Going by reports, the Government is scouting for imports.

This is despite the claim of record crop in the offing. Given the level of internal prices, India can potentially be a wheat exporter. As export is banned, Indian wheat growers cannot hope to obtain prices in line with international market trends. Also, notwithstanding the seemingly large crop, the Government faced little success in reaching the procurement target.

The latest is that buyers (whether corporates, firms or individuals) have to declare their stock holding to the Government. It is mandatory that anyone holding more than 10,000 tonnes will have to inform the Government. The quantum stands reduced from 50,000 tonnes of last year.

Maize production has been rising, so is the internal demand. Availability is tight and prices firm. But we have a situation where maize exports continue unrestricted and import is allowed duty-free. Lack of price parity due to exorbitant international prices ensures there is no import, while exports continue because of the same price differential.

Pulses have been in short supply for over two decades and the country heavily relies on imports - about 3 mt representing a fifth of domestic output. To meet the shortfall, imports are allowed duty-free. However, export is banned.

The oilseeds and oils complex presents a truly complex picture. Oilseeds output is said to have reached a new high of 27 mt. in 2007-08, 3 mt up from the previous year. Imports continue unabated. For 2007-08, the inflow is set to expand by 10 per cent to aggregate over 5 mt.

To control rising internal prices despite high output, the Government slashed the rate of customs duty on major oils like palm and soya. The current rate of basic duty on crude palm oil is 45 percent and on soya oil 40 per cent. Appreciation of the rupee has also helped lower the landed cost. With specified tariff values for various oils at artificially lower rates for nearly two years now, the real effective duty on major oils today is less than 20 per cent.

Edible Oilseeds

Soyabean production is estimated at a record of over 90 lakh tonnes; yet prices of bean and oil are record high. However, the precarious price and supply situation notwithstanding, edible oil export continues. Indian export houses are likely to ship out about one lakh tonnes of various oils. Groundnut oil is being exported on a sizeable scale.

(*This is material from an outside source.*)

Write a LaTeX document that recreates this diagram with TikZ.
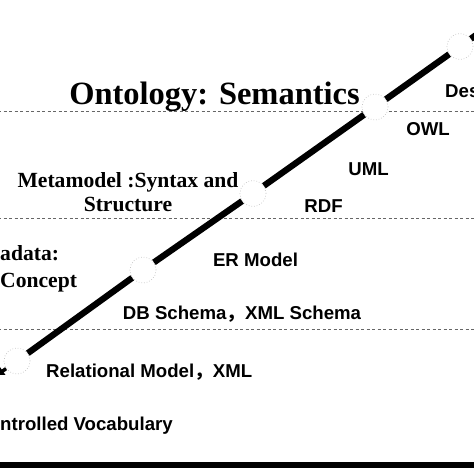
\documentclass[tikz,border=0pt]{standalone}
\usepackage{fontspec}
\setmainfont{Liberation Serif}
\setsansfont{Liberation Sans}
\newfontfamily\cjk{Noto Sans CJK SC}
\usetikzlibrary{arrows.meta}
\tikzset{
  stage/.style={circle,draw=gray!45,dotted,line width=0.7bp,minimum size=26bp,inner sep=0pt,fill=white},
  link/.style={line width=6.3bp,line cap=butt},
  sep/.style={draw=gray!80!black,line width=0.8bp,dash pattern=on 3bp off 2.5bp},
  serifhead/.style={font=\fontsize{32.6}{36}\selectfont\bfseries,inner sep=0pt},
  seriflabel/.style={font=\fontsize{21.7}{24}\selectfont\bfseries,inner sep=0pt},
  sanslabel/.style={font=\fontsize{18.7}{22}\selectfont\sffamily\bfseries,inner sep=0pt},
}
\begin{document}
\begin{tikzpicture}[x=1bp,y=-1bp]
\useasboundingbox (0,0) rectangle (474,474);
\clip (0,0) rectangle (474,474);
\fill[white] (0,0) rectangle (474,474);
% separators
\coordinate (s1l) at (-2,111.5); \coordinate (s1r) at (476,111.5);
\coordinate (s2l) at (-2,218.5); \coordinate (s2r) at (476,218.5);
\coordinate (s3l) at (-2,329.5); \coordinate (s3r) at (476,329.5);
\draw[sep] (s1l) -- (s1r);
\draw[sep] (s2l) -- (s2r);
\draw[sep] (s3l) -- (s3r);
\coordinate (bl) at (-5,465); \coordinate (br) at (480,465);
\draw[line width=6bp] (bl) -- (br);
% stages
\node[stage] (c1) at (460,46.5) {};
\node[stage] (c2) at (375,107) {};
\node[stage] (c3) at (253,193.5) {};
\node[stage] (c4) at (143,270) {};
\node[stage] (c5) at (17,361) {};
\coordinate (top) at (500,18);
\coordinate (a0) at (-3,375);
\draw[link] (c1) -- (top);
\draw[link] (c2) -- (c1);
\draw[link] (c3) -- (c2);
\draw[link] (c4) -- (c3);
\draw[link] (c5) -- (c4);
\draw[line width=3.5bp,-{Triangle[length=7bp,width=9bp]}] (c5) -- (a0);
% texts
\node[serifhead,anchor=base] (onto) at (214.5,105) {Ontology: Semantics};
\node[seriflabel,anchor=base] (meta1) at (128,187.3) {Metamodel :Syntax and};
\node[seriflabel,anchor=base] (meta2) at (128,211.7) {Structure};
\node[seriflabel,anchor=base west] (md1) at (0,260) {adata:};
\node[seriflabel,anchor=base west] (md2) at (0,287) {Concept};
\node[sanslabel,anchor=base west] (des) at (445,98) {Des};
\node[sanslabel,anchor=base] (owl) at (428,136) {OWL};
\node[sanslabel,anchor=base] (uml) at (368.5,175.7) {UML};
\node[sanslabel,anchor=base] (rdf) at (323.5,212.7) {RDF};
\node[sanslabel,anchor=base] (er) at (255.5,266) {ER Model};
\node[sanslabel,anchor=base] (db) at (242,319.3) {DB Schema{\cjk ，}XML Schema};
\node[sanslabel,anchor=base west] (rel) at (46,377.3) {Relational Model{\cjk ，}XML};
\node[sanslabel,anchor=base west] (cv) at (0,430) {ntrolled Vocabulary};
\end{tikzpicture}
\end{document}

Soyabean oil is the next in line. What common logic does one decipher from these contradictions? Clearly, the trade policy lacks consistency. If shortage and high internal prices are the reason for restricting exports (like in case of pulses and wheat), the same logic should apply to maize and edible oil too. They are in short supply, internal prices are high and imports are allowed either duty-free (maize) or at considerably lower rates (edible oil).

In the same vein, why restrict the export of commodities when their imports have been allowed duty-free or at considerably low rates.

The Government is duty bound to explain these contradictions in the foreign trade policy. Commodity market in general and foreign trade in particular is not something to be tinkered with.